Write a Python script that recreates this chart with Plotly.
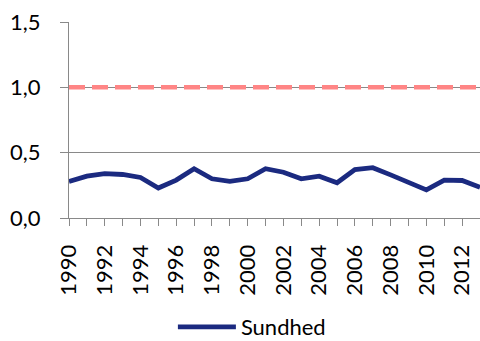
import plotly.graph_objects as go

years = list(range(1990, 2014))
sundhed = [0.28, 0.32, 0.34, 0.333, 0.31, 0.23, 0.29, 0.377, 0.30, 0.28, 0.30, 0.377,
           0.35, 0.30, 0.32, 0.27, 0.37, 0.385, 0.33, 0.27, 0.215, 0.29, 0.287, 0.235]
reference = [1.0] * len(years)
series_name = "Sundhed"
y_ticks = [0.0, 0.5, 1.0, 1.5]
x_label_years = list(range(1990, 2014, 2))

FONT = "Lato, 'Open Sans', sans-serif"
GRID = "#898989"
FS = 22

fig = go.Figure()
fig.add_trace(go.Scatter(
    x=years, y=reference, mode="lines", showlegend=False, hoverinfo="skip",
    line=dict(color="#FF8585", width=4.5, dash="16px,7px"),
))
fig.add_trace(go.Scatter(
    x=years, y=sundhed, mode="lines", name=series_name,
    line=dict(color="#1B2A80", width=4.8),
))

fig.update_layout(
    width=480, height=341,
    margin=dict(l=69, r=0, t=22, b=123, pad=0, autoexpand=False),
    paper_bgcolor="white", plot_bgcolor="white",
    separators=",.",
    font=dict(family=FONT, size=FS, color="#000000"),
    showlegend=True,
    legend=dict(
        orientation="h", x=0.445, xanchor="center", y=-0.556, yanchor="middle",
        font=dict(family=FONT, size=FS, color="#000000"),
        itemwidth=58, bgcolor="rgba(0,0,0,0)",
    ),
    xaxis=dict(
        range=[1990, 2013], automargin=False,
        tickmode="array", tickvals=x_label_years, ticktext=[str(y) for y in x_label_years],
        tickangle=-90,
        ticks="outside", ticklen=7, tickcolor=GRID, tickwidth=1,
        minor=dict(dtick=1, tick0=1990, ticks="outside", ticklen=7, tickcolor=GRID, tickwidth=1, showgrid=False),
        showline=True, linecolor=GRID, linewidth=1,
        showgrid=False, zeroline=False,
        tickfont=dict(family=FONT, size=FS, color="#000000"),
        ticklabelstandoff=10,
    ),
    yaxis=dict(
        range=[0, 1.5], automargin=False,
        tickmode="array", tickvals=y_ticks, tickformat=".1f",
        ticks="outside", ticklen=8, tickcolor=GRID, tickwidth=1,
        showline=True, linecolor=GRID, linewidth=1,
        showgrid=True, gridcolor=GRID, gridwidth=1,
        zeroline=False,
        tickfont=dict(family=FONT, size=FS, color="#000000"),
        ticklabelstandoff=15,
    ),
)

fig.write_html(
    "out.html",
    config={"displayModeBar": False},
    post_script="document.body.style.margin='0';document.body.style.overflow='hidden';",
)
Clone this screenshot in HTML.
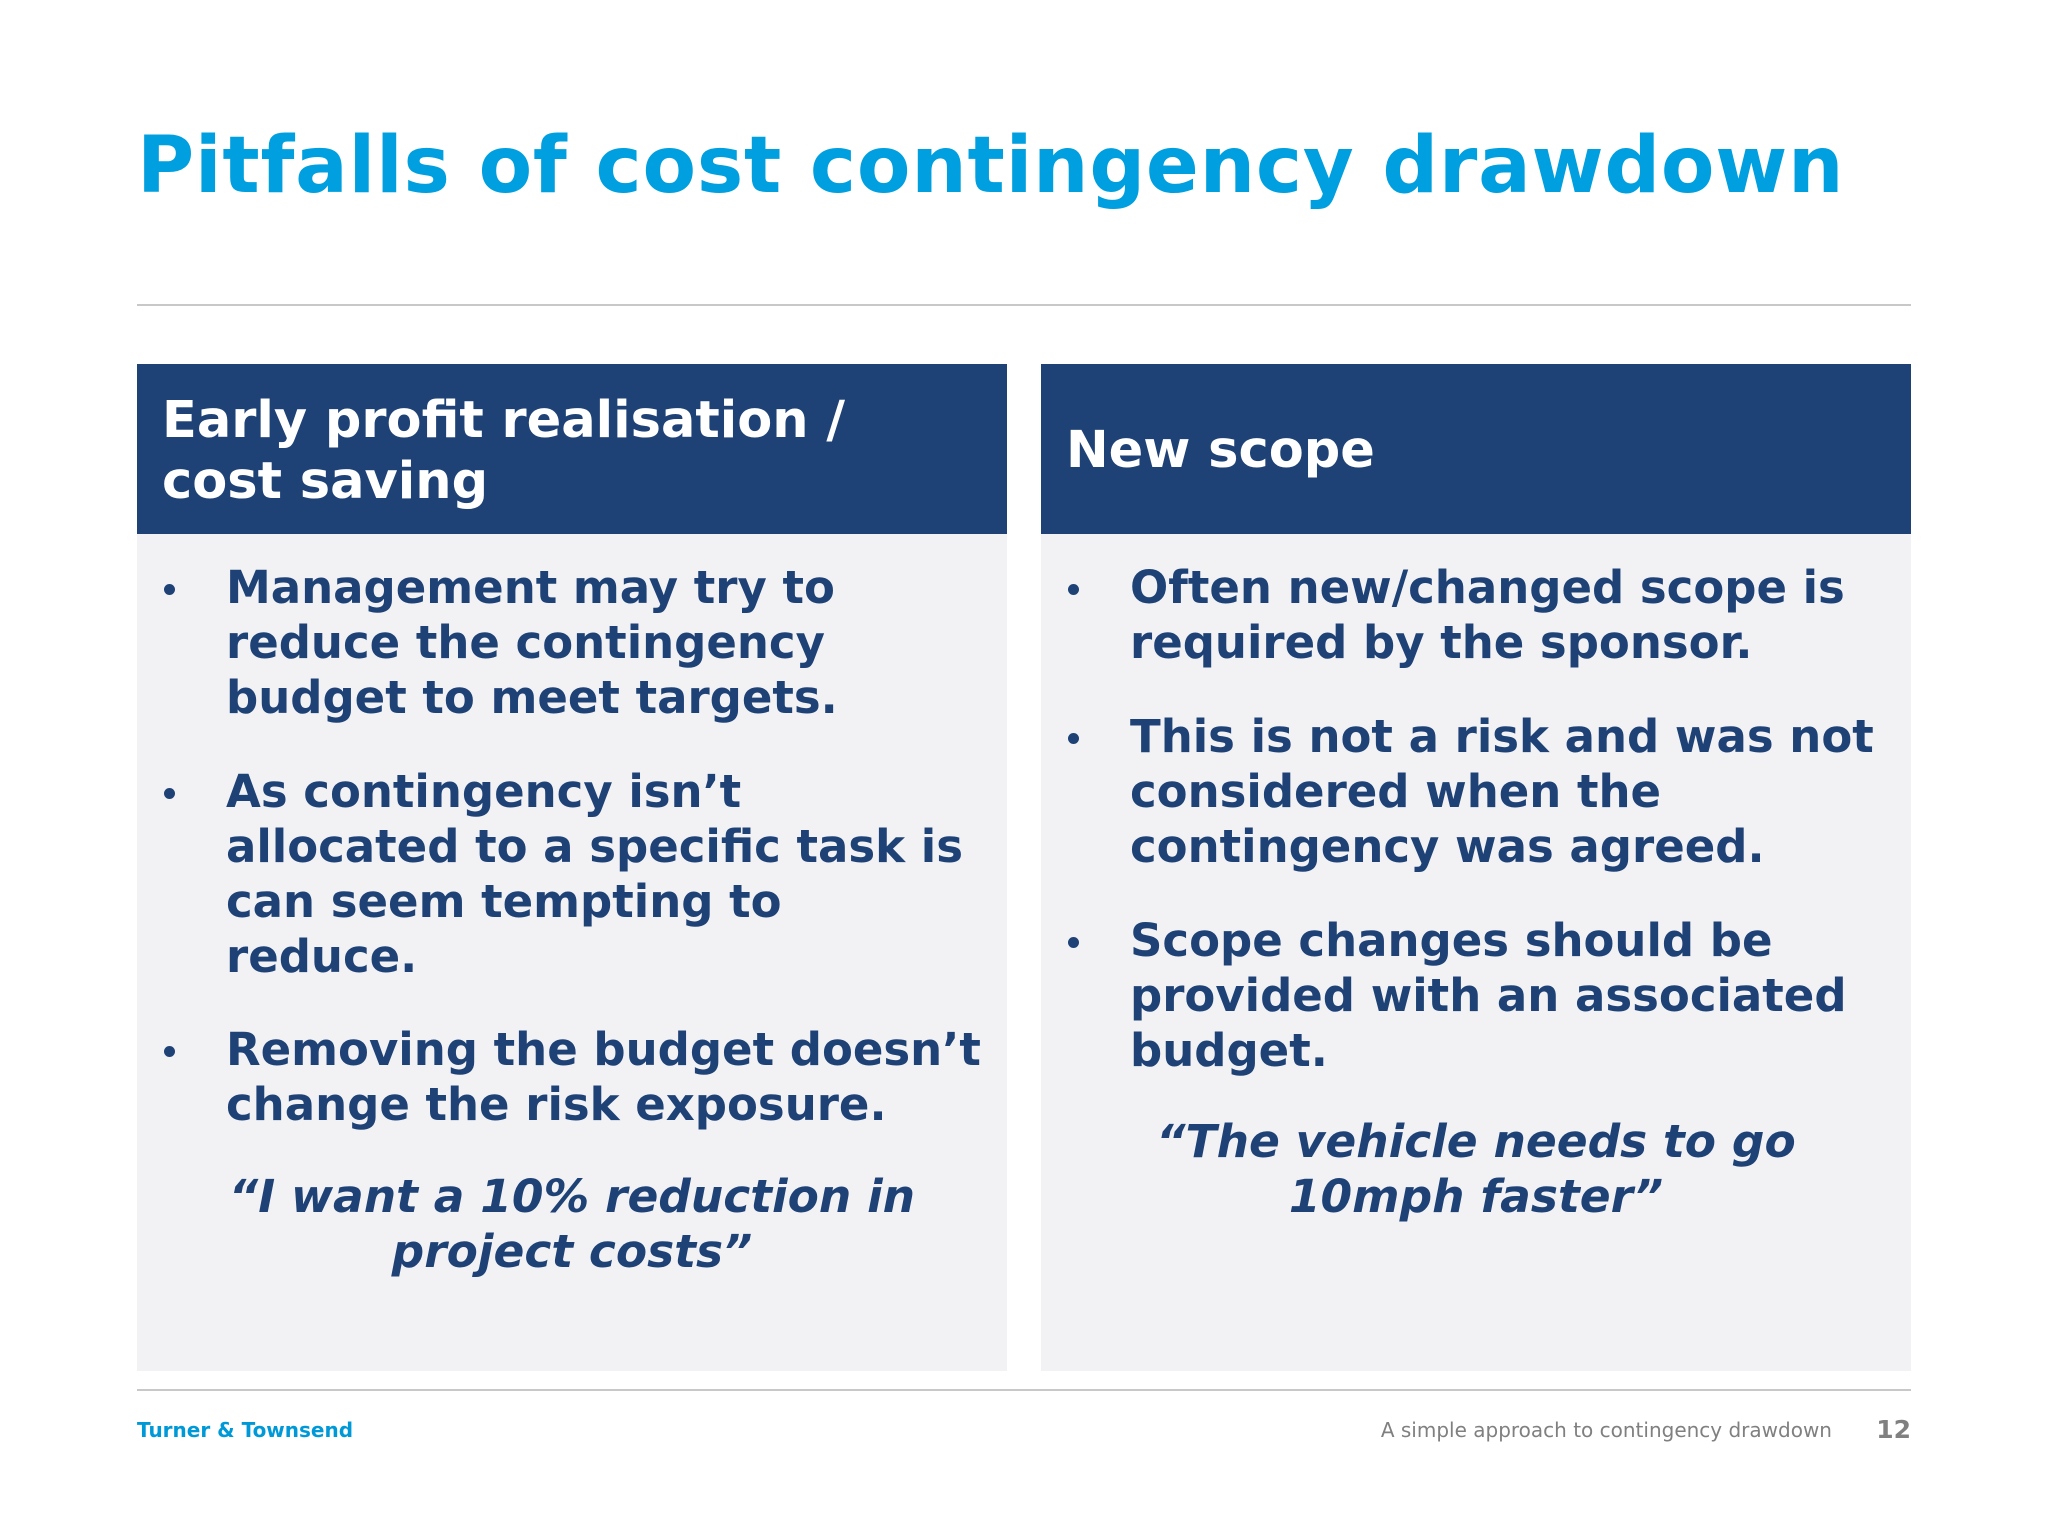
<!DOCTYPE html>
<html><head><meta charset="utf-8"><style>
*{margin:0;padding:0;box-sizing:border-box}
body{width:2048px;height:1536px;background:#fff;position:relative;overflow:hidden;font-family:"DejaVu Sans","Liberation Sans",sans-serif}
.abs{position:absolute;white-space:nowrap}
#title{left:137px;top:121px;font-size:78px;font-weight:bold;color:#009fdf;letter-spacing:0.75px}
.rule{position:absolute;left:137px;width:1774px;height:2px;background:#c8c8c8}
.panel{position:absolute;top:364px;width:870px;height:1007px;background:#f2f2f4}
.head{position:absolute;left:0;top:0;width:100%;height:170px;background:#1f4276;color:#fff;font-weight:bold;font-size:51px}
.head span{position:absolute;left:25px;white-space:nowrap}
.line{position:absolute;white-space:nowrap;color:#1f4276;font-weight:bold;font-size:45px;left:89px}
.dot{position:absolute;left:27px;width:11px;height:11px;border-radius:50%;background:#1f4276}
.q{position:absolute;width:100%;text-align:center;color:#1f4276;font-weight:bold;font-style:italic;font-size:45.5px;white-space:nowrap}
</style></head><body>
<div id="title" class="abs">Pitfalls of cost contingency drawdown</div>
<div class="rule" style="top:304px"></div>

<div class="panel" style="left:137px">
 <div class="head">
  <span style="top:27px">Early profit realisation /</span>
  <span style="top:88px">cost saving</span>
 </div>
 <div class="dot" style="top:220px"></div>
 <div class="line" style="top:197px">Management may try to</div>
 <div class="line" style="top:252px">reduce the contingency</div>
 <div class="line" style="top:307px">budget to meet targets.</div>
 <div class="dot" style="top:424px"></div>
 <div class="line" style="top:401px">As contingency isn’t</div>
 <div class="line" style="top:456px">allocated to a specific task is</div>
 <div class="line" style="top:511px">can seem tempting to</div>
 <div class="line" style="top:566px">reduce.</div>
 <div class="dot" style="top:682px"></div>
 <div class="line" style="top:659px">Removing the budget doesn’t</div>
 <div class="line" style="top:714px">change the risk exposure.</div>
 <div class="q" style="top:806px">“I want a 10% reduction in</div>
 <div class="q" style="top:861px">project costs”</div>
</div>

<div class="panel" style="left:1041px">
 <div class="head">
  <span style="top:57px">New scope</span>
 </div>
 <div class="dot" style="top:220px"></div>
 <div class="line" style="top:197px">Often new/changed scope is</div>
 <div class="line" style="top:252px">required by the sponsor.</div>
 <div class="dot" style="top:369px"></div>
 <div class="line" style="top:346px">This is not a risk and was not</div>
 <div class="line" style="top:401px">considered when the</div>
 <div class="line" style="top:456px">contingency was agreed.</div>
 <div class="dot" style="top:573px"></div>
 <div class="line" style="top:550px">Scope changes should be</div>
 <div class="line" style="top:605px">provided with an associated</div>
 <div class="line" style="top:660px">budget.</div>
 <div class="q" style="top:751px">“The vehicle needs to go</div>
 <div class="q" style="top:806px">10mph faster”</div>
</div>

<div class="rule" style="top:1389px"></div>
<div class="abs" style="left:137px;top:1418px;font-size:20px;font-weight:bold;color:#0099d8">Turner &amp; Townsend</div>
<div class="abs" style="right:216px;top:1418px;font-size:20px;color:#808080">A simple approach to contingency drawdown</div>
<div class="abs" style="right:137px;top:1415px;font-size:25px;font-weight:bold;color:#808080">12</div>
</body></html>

#### [REQUIREMENTS]
Please take the lines from the beginning of the data above through the line holding "x_label_years = list(range(1990, 2014, 2))" and transcribe them exactly, without any pictures.

#### [EXPECTED ANSWER]
Write a Python script that recreates this chart with Plotly.
import plotly.graph_objects as go

years = list(range(1990, 2014))
sundhed = [0.28, 0.32, 0.34, 0.333, 0.31, 0.23, 0.29, 0.377, 0.30, 0.28, 0.30, 0.377,
           0.35, 0.30, 0.32, 0.27, 0.37, 0.385, 0.33, 0.27, 0.215, 0.29, 0.287, 0.235]
reference = [1.0] * len(years)
series_name = "Sundhed"
y_ticks = [0.0, 0.5, 1.0, 1.5]
x_label_years = list(range(1990, 2014, 2))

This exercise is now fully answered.